What you have to do:
Return each line containing "that".

++++ Records supplied ++++

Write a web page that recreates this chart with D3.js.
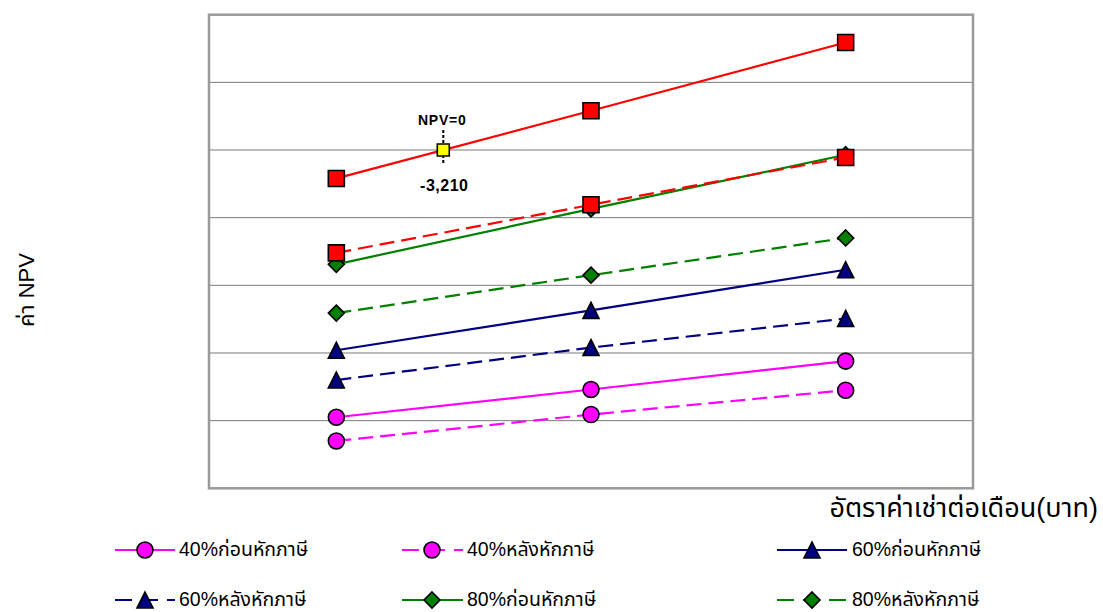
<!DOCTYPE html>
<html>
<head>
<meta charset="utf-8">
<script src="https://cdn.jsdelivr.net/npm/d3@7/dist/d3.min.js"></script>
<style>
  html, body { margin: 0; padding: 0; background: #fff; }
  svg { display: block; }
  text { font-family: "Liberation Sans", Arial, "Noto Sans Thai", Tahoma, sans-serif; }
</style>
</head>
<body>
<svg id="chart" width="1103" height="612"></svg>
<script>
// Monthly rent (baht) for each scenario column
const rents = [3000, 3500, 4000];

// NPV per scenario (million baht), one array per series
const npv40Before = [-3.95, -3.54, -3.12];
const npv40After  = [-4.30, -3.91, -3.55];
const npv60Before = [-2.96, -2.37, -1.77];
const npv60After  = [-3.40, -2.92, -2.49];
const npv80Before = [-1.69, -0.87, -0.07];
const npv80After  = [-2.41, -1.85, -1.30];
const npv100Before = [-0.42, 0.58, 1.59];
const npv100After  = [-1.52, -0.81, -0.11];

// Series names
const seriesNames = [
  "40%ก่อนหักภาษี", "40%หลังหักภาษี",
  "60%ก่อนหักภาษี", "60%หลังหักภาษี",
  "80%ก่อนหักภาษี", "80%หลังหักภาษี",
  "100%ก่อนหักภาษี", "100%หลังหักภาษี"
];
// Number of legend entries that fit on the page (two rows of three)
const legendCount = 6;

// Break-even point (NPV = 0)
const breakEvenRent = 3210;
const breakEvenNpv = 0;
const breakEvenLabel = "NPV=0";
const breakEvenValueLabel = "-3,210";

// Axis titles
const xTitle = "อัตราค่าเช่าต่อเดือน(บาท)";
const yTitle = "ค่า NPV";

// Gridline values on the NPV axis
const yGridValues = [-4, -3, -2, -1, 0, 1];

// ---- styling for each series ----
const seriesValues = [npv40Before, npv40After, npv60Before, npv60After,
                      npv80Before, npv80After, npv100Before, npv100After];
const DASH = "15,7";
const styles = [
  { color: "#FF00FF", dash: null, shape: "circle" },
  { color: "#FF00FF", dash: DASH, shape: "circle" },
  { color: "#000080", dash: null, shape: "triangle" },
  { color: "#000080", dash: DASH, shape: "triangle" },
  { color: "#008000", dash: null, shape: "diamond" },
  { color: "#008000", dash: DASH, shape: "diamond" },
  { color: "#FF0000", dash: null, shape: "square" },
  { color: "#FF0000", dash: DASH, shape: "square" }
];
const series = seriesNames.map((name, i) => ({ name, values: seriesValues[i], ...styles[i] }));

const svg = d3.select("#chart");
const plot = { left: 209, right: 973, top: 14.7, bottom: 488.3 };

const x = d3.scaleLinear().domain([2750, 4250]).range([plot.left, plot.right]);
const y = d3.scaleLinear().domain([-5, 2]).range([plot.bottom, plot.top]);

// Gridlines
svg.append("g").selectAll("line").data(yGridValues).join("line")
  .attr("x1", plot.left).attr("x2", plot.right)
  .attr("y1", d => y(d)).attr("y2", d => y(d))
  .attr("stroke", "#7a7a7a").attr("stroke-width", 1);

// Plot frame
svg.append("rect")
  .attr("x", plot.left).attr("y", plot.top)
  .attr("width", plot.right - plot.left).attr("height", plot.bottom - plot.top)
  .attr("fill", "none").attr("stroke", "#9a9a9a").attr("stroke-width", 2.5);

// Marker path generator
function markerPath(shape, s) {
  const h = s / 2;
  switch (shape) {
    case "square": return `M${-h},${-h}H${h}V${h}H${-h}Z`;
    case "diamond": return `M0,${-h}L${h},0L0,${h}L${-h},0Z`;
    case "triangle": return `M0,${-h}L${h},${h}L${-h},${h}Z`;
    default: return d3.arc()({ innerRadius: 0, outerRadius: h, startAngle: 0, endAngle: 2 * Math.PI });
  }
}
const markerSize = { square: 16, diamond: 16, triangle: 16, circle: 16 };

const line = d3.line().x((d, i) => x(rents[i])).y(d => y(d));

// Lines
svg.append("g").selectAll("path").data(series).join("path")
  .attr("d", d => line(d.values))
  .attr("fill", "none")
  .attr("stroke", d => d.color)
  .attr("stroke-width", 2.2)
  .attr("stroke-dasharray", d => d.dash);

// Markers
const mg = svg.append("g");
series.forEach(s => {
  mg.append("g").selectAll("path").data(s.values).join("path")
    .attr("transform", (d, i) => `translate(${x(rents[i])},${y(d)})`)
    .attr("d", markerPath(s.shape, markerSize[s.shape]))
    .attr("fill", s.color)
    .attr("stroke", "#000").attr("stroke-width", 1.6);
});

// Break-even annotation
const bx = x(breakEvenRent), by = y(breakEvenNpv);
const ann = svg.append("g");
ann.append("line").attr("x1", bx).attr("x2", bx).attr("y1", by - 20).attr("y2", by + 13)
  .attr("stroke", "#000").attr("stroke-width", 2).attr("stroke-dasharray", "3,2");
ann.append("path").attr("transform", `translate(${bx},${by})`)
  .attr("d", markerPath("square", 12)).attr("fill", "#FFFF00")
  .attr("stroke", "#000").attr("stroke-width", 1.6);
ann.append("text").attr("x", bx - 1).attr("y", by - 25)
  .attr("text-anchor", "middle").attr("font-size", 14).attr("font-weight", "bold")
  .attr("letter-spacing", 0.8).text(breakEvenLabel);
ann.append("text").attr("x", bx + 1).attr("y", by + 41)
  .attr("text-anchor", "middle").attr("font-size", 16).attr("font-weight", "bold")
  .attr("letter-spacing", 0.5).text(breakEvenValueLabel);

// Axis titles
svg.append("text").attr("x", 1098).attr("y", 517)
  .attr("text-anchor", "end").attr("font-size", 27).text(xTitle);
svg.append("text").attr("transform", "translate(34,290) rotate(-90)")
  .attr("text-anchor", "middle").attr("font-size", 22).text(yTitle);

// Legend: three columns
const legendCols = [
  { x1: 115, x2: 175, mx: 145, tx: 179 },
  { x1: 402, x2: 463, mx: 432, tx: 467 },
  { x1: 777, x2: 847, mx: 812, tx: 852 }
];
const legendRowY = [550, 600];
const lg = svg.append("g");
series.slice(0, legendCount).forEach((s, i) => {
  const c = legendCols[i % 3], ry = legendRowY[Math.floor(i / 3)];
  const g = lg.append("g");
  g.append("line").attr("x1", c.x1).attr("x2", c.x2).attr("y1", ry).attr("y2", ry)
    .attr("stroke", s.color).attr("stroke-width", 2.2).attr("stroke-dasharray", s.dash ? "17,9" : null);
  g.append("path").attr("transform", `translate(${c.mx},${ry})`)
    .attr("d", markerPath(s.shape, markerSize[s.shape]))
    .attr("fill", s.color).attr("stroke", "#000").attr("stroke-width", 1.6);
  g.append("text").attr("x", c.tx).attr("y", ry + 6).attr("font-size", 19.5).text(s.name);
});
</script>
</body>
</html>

++++
++++ Records supplied ++++

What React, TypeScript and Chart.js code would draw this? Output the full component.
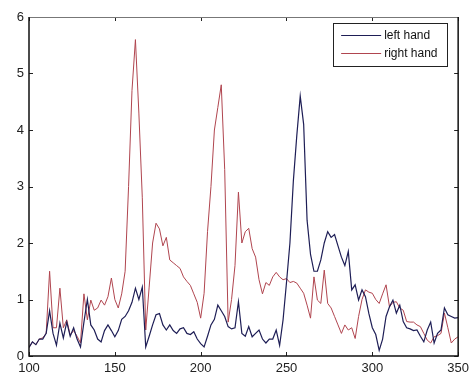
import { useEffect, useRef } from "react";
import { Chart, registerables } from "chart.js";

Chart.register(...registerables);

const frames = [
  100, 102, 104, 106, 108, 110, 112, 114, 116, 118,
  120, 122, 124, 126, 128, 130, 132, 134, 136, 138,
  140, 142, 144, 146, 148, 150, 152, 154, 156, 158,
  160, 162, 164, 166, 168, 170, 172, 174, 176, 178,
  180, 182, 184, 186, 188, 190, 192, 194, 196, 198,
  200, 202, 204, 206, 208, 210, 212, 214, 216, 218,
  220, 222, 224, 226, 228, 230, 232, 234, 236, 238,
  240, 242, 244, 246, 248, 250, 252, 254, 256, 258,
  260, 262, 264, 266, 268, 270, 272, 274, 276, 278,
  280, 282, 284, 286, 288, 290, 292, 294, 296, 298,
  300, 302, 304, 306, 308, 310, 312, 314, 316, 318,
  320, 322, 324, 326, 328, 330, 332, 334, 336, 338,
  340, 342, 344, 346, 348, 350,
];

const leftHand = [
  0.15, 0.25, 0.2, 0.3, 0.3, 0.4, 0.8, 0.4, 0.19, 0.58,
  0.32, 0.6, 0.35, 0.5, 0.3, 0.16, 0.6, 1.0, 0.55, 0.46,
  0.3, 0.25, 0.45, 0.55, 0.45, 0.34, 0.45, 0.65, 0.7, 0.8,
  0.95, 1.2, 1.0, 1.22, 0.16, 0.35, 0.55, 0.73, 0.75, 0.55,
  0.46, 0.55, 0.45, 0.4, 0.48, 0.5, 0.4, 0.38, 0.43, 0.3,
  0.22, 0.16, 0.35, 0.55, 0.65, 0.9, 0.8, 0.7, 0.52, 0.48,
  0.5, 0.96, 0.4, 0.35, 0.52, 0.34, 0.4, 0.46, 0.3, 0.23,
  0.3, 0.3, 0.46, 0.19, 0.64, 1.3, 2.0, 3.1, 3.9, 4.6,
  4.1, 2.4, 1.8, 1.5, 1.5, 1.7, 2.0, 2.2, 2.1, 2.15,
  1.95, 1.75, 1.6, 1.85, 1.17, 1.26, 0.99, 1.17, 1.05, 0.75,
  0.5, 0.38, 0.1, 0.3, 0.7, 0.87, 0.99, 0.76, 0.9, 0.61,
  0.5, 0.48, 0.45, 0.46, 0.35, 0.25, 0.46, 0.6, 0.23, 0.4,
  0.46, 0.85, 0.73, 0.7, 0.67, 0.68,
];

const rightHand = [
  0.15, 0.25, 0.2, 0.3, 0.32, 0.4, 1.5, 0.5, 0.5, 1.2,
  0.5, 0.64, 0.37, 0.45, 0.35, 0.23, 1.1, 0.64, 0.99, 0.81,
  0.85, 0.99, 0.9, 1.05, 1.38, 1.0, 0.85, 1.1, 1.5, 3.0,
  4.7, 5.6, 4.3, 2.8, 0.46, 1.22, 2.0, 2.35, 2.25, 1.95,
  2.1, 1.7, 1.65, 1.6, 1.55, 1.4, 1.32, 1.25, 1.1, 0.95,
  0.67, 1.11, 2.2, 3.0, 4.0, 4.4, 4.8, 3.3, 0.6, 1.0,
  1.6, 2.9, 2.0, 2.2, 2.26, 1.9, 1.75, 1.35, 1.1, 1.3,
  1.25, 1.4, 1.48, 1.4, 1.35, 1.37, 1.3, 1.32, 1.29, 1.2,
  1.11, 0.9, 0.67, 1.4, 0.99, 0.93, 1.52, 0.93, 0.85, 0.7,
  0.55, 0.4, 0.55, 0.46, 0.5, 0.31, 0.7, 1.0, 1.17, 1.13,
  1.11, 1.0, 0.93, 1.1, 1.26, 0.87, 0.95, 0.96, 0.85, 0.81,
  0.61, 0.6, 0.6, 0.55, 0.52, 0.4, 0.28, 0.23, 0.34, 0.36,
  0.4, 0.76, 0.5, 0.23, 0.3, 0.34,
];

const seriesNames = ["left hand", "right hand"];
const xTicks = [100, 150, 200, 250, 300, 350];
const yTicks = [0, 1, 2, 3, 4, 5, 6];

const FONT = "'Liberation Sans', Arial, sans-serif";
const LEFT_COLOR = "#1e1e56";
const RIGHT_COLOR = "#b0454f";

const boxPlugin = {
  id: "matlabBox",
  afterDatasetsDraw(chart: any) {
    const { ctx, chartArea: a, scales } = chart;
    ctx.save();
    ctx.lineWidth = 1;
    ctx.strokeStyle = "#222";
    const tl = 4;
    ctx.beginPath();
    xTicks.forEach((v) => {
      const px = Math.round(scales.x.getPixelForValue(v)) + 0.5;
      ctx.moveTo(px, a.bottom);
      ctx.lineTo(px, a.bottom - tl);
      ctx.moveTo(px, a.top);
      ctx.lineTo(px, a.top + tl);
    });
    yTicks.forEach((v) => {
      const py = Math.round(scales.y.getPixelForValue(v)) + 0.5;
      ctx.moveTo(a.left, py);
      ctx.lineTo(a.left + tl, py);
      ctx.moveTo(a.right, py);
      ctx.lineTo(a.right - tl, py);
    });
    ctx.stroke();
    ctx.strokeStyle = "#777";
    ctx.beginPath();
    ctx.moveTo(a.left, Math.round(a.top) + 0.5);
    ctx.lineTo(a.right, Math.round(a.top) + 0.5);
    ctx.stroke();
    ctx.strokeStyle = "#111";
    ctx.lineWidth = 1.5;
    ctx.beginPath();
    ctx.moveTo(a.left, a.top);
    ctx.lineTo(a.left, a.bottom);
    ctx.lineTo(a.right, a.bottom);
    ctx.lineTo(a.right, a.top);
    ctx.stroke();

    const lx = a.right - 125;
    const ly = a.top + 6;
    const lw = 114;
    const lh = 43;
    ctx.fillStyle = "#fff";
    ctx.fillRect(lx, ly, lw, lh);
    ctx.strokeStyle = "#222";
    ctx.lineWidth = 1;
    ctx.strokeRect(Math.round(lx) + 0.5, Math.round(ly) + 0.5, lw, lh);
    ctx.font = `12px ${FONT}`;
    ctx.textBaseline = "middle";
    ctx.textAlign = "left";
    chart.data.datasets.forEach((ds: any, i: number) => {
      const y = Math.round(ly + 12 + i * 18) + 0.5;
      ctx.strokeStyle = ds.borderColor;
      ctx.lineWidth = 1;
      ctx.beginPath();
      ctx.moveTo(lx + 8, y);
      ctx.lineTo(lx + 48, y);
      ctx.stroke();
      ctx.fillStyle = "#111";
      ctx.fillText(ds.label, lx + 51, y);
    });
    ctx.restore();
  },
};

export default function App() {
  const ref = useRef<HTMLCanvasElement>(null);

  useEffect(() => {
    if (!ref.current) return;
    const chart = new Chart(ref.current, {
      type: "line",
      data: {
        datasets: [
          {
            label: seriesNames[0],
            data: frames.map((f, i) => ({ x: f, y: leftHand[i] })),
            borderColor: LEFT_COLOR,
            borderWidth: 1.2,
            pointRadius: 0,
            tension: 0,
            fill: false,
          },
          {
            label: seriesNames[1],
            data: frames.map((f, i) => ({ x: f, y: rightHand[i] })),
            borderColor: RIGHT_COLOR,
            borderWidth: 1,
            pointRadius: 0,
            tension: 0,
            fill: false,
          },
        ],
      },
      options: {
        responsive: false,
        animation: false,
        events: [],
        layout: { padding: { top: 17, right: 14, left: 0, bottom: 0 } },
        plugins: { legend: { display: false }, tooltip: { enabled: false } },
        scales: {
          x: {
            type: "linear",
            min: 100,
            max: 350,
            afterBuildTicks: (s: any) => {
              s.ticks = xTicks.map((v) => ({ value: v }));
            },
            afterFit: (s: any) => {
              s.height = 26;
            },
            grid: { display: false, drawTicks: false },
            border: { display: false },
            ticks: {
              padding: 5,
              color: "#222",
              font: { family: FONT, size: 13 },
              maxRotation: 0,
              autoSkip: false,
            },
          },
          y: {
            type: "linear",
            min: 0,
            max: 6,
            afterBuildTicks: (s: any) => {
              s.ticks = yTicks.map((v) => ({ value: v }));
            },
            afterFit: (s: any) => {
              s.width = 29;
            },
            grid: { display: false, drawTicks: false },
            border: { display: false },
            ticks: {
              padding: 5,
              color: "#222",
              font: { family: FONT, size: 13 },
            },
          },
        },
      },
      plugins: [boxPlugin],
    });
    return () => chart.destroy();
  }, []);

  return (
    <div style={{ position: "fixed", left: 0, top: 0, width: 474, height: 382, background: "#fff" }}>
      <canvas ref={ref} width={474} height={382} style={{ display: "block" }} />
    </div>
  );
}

++++

Exercise response:
Write a web page that recreates this chart with D3.js.
// Number of legend entries that fit on the page (two rows of three)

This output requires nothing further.